Zwischenruf

von Superintendent Olivier Dantine (Innsbruck)

Lohnt es sich noch zu arbeiten? Immer wieder wird diese Frage gestellt. Oft dient diese rhetorische Frage dazu, die Höhe von Sozialleistungen in Frage zu stellen. Besonders geht es dabei wohl um die bedarfsorientierte Mindestsicherung. Welchen Anreiz hätte es noch zu arbeiten, wenn das Entgelt für geleistete Arbeit kaum höher sei als die Sozialleistung?

Was mich besonders nachdenklich macht ist, wie es dazu kommen kann, dass zum einen jegliche Kritik an astronomisch hohen Gehältern in manchen Bereichen unterbunden wird. Dies geschieht dann mit dem Verweis der Schädlichkeit einer sogenannten Neiddebatte. Auf der anderen Seite scheint es aber keine Hemmungen zu geben, den Neid von unterdurchschnittlich verdienenden Arbeitnehmern auf die Menschen zu schüren, die auf Mindestsicherung angewiesen sind. Dabei geht es dann immer wieder auch um Flüchtlinge.

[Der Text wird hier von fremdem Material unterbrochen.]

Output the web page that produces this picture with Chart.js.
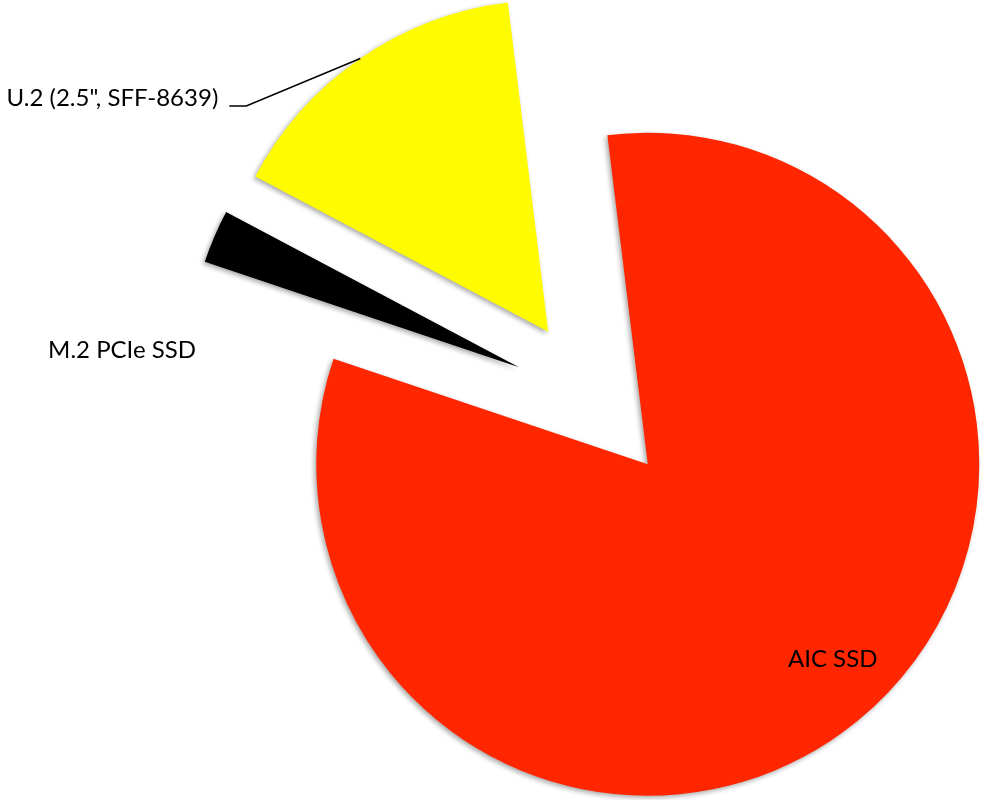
<!DOCTYPE html>
<html>
<head>
<meta charset="utf-8">
<script src="https://cdn.jsdelivr.net/npm/chart.js@4/dist/chart.umd.min.js"></script>
<style>
  html, body { margin: 0; padding: 0; background: #fff; }
  #wrap { width: 983px; height: 800px; position: relative; }
</style>
</head>
<body>
<div id="wrap"><canvas id="pie"></canvas></div>
<script>
// slice data (share of products)
const labels = ['AIC SSD', 'M.2 PCIe SSD', 'U.2 (2.5", SFF-8639)'];
const shares = [82.1, 2.6, 15.3];
const colors = ['#FF2600', '#000000', '#FFFB00'];

const EXPLODE = 83;   // every slice pulled out from the centre
const RADIUS = 331.5;

// push each arc out along its own mid angle
const explodePlugin = {
    id: 'explode',
    afterDatasetUpdate(chart, args) {
        const meta = chart.getDatasetMeta(args.index);
        meta.data.forEach(arc => {
            const mid = (arc.startAngle + arc.endAngle) / 2;
            arc.x += Math.cos(mid) * EXPLODE;
            arc.y += Math.sin(mid) * EXPLODE;
        });
    },
    beforeDatasetsDraw(chart) {
        const ctx = chart.ctx;
        ctx.save();
        ctx.shadowColor = 'rgba(0,0,0,0.35)';
        ctx.shadowBlur = 5;
        ctx.shadowOffsetX = -2;
        ctx.shadowOffsetY = 2;
    },
    afterDatasetsDraw(chart) {
        chart.ctx.restore();
    }
};

// slice labels, placed from the arcs themselves
const labelPlugin = {
    id: 'sliceLabels',
    afterDraw(chart) {
        const ctx = chart.ctx;
        const arcs = chart.getDatasetMeta(0).data;
        ctx.save();
        ctx.font = '24px Lato';
        ctx.fillStyle = '#000';
        ctx.textBaseline = 'alphabetic';

        // AIC SSD - inside the red slice
        const a = arcs[0];
        const midA = (a.startAngle + a.endAngle) / 2 - 4.3 * Math.PI / 180;
        ctx.textAlign = 'center';
        ctx.fillText(labels[0], a.x + Math.cos(midA) * a.outerRadius * 0.81,
                     a.y + Math.sin(midA) * a.outerRadius * 0.81 + 8);

        // M.2 PCIe SSD - out to the left of the black slice
        const b = arcs[1];
        ctx.textAlign = 'right';
        ctx.fillText(labels[1], b.x - 323, b.y - 9);

        // U.2 - leader line from the yellow edge
        const c = arcs[2];
        const midC = (c.startAngle + c.endAngle) / 2;
        const ex = c.x + Math.cos(midC) * c.outerRadius;
        const ey = c.y + Math.sin(midC) * c.outerRadius;
        const kx = ex - 114, ky = ey + 47.5;
        ctx.strokeStyle = '#000';
        ctx.lineWidth = 1.5;
        ctx.beginPath();
        ctx.moveTo(ex, ey);
        ctx.lineTo(kx, ky);
        ctx.lineTo(kx - 17, ky);
        ctx.stroke();
        ctx.textAlign = 'right';
        ctx.fillText(labels[2], kx - 28, ky);
        ctx.restore();
    }
};

const chart = new Chart(document.getElementById('pie'), {
    type: 'pie',
    data: {
        labels: labels,
        datasets: [{
            data: shares,
            backgroundColor: colors,
            borderWidth: 0,
            hoverOffset: 0
        }]
    },
    options: {
        responsive: true,
        maintainAspectRatio: false,
        animation: false,
        events: [],
        rotation: -7,
        radius: RADIUS,
        layout: { padding: { left: 207.6, right: 0, top: 0, bottom: 0 } },
        plugins: {
            legend: { display: false },
            tooltip: { enabled: false }
        }
    },
    plugins: [explodePlugin, labelPlugin]
});
</script>
</body>
</html>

Mich erinnert dies an das Gleichnis von den Arbeitern im Weinberg: Jesus erzählt von einem Weinbergbesitzer, der mit den Tagelöhnern, die er in der Früh anheuert, den üblichen Tageslohn von einem Denar aushandelt. Der Betrag war, so würde man heute sagen, das tägliche Existenzminimum für eine Familie. Dieser Weinbergbesitzer geht noch mehrmals an diesem Tag zu den übrigen auf Arbeit wartenden Tagelöhnern und stellt immer wieder welche ein. Am Ende gibt es auch eine Gruppe von Tagelöhnern, die nur eine Stunde arbeiten. Schließlich zahlt der Weinbergbesitzer jedem den gleichen Betrag aus: einen Denar. Sofort bricht unter denen, die seit der Früh gearbeitet haben, die Diskussion aus: Wozu haben wir den ganzen Tag in der Hitze geschuftet, wenn es für nur eine Stunde Arbeit den gleichen Lohn gegeben hätte? Aber der Weinbergbesitzer hat den Fleißigen ja nichts weggenommen, so argumentiert dieser, der vereinbarte Lohn ist bezahlt worden.

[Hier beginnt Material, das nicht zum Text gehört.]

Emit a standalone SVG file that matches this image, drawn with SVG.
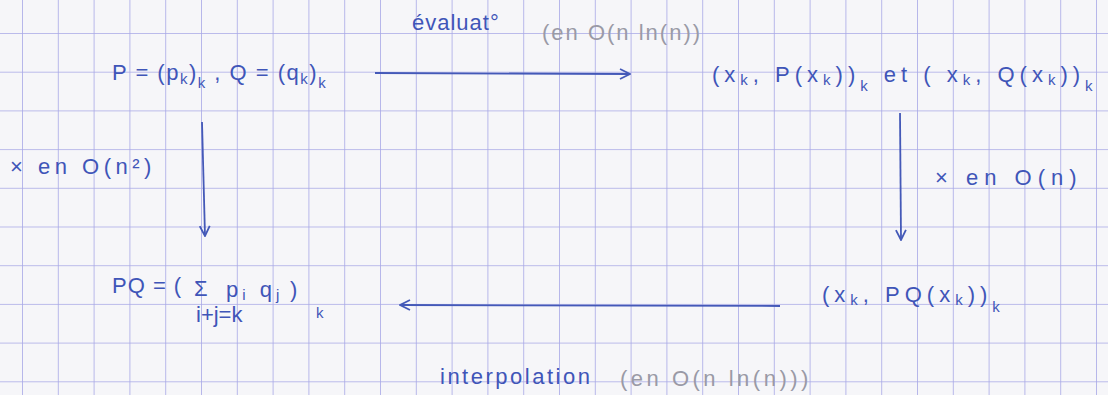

Je nachdem, aus welcher Perspektive man sich dieses Gleichnis ansieht, wird man den Weinbergbesitzer belächeln, weil er am nächsten Tag kaum Menschen finden würde, die den ganzen Tag für ihn arbeiten. Oder man kann sehen, dass es ihm daran gelegen ist, jedem Arbeiter das zu geben, was er und seine Familie zum Leben brauchen. Weil er nicht nach Leistung bezahlt, sondern nach dem Bedarf der Menschen, sichert er allen seinen Arbeitern für den einen Tag einen vollen Bauch. Von hungernden Tagelöhnern hingegen wird der Weinbergbesitzer am nächsten Tag wohl keine Leistung erwarten können. Vielleicht ist er doch nicht so naiv, wie es zunächst erscheint.

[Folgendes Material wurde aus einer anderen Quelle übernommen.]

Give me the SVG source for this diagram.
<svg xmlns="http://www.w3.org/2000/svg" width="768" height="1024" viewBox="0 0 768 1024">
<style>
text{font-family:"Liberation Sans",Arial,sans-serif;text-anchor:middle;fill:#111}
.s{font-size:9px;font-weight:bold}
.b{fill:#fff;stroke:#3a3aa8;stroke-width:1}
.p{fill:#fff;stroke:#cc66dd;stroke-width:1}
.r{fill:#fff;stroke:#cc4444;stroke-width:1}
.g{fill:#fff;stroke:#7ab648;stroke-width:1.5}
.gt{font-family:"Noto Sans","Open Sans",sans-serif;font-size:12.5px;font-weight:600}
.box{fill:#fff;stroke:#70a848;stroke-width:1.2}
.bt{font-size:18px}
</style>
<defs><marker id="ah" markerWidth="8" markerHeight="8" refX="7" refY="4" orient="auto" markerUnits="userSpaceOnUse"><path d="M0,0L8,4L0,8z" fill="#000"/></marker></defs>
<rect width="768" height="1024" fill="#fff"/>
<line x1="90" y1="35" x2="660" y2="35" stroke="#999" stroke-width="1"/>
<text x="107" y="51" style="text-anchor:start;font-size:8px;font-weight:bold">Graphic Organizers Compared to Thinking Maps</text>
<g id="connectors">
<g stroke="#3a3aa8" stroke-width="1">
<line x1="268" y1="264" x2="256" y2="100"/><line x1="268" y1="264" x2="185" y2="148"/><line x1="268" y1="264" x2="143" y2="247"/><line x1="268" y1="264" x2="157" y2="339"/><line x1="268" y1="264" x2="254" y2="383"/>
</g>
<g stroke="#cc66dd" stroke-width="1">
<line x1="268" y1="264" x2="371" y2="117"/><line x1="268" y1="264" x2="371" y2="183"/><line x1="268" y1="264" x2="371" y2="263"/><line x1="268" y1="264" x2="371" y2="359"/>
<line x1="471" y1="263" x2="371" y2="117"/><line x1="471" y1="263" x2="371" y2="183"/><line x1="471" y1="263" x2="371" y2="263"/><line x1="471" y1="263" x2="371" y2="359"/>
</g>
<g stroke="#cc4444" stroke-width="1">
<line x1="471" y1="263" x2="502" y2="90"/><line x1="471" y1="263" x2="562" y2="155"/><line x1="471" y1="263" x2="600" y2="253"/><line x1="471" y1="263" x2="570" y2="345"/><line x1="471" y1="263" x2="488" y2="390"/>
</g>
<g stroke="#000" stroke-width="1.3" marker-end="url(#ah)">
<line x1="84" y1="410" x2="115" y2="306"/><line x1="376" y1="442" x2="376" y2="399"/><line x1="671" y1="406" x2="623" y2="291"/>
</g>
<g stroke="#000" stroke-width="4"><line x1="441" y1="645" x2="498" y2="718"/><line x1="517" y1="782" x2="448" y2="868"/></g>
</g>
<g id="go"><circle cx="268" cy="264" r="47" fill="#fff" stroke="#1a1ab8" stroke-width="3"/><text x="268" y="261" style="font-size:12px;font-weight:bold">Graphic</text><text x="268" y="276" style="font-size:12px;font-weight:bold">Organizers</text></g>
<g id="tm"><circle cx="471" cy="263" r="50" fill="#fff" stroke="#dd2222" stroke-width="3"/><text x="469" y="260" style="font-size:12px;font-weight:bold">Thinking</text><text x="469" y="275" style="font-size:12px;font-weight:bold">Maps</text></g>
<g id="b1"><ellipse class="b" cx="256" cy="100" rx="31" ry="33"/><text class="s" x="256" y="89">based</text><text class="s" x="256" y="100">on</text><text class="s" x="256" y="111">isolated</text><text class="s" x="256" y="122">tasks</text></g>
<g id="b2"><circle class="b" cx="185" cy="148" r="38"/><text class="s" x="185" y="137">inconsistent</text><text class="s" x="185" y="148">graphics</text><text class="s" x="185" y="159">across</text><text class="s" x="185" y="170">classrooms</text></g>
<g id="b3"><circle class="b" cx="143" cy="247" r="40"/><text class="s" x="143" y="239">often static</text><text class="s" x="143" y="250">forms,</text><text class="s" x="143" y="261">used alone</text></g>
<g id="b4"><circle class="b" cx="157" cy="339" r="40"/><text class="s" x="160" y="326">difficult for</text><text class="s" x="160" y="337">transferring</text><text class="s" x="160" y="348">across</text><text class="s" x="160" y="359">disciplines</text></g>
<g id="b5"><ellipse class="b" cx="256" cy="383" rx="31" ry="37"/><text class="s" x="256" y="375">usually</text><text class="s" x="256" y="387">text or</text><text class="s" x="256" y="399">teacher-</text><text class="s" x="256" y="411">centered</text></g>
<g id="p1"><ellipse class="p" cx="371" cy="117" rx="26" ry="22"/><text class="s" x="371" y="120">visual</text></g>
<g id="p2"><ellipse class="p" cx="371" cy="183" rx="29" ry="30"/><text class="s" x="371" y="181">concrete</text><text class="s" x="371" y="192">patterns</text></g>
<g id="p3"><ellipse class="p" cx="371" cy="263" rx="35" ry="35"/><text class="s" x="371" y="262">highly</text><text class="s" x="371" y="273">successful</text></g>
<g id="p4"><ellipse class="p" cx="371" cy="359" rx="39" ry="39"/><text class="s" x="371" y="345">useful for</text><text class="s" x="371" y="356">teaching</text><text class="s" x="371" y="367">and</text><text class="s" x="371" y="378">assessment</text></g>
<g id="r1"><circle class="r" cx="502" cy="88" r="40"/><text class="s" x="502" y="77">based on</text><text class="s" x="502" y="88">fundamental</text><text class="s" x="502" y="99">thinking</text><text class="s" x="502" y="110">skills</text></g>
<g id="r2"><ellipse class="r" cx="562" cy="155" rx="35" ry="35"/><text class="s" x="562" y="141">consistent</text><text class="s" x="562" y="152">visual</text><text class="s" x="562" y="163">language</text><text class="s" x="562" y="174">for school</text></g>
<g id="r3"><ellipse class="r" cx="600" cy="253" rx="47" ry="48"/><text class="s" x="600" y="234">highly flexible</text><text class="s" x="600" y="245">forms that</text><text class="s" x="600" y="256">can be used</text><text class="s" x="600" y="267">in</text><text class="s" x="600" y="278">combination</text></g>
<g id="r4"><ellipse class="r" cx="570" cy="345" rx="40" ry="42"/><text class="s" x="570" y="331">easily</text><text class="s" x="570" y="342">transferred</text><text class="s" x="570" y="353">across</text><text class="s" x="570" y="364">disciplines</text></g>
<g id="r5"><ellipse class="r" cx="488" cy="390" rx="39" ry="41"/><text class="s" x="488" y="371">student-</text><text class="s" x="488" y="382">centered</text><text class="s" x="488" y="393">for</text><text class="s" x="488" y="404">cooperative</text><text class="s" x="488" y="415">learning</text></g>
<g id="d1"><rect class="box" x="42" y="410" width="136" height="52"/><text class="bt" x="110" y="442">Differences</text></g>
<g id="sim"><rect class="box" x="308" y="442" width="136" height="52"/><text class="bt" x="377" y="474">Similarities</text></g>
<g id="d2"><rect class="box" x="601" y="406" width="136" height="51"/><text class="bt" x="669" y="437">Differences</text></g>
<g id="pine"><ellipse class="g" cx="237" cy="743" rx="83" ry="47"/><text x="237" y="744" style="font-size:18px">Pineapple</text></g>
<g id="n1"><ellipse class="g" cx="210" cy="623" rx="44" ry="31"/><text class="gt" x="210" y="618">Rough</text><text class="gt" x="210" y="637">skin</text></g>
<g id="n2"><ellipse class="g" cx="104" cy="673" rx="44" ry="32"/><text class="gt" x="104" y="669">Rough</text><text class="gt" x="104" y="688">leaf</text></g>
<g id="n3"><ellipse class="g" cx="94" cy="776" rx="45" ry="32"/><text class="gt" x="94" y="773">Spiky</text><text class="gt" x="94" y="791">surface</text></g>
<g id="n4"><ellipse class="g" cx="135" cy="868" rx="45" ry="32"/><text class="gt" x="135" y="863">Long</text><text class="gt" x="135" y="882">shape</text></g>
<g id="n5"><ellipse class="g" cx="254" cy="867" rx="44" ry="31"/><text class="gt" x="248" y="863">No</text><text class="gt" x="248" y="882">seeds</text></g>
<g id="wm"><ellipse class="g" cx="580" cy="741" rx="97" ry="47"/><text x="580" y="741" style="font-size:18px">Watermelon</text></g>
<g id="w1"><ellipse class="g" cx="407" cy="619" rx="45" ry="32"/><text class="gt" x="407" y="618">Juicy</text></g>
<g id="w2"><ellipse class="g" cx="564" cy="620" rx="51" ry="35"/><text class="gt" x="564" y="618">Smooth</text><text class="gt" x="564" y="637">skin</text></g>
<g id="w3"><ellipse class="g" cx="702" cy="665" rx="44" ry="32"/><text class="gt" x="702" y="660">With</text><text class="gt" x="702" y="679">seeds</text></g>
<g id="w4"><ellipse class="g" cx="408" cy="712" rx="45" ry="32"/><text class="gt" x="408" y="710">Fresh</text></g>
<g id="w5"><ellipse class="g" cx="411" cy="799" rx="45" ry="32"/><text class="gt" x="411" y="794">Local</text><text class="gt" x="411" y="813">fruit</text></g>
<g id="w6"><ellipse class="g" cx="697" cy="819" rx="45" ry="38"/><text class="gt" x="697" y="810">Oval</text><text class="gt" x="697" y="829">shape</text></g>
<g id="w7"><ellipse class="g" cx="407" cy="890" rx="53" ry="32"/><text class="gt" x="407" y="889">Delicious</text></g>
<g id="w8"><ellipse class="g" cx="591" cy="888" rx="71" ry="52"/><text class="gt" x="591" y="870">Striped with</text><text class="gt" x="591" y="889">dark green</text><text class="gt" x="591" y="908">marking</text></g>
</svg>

Wenn die Mindestsicherung bedarfs- und nicht leistungsorientiert ist, heißt das noch lange nicht, dass auf diese Weise Faulheit belohnt wird. Ganz im Gegenteil. Die Mindestsicherung hat den Zweck der sozialen Absicherung. Sie bewahrt Menschen vor der Abwärtsspirale, aus der eine Wiedereingliederung in ein geregeltes Leben immer schwieriger wird. Besonders deutlich wird das bei anerkannten Flüchtlingen, für sie ist die Mindestsicherung entscheidend: Sozial abgesichert können sie eine angemessene Wohnung finden, können Qualifikationen, allen voran Sprachkenntnisse, erwerben. Denn die brauchen sie, um dann ihren Beitrag für die Gesellschaft leisten zu können.

Bleibt noch meine Frage vom Anfang: Welchen Anreiz gibt es dann noch zu arbeiten, wenn man doch unter bestimmten Bedingungen auch anders versorgt wird? Diese Frage verbirgt die Tatsache, dass es wohl auch viele andere Anreize gibt, zu arbeiten. Bei Arbeit geht es nicht allein um die Sicherung des Einkommens. Weil sie einem ermöglicht, an der Gesellschaft teilzuhaben, macht Arbeit zufrieden. Ich bin jedenfalls dankbar, dass ich mit meinen Gaben und Fähigkeiten anderen Menschen dienen darf und der Gesellschaft einen, wie ich meine, wertvollen Beitrag leisten darf. Und ich bin dankbar dafür, in einem Land zu leben, das auch für Menschen sorgt, die dieses Glück nicht haben.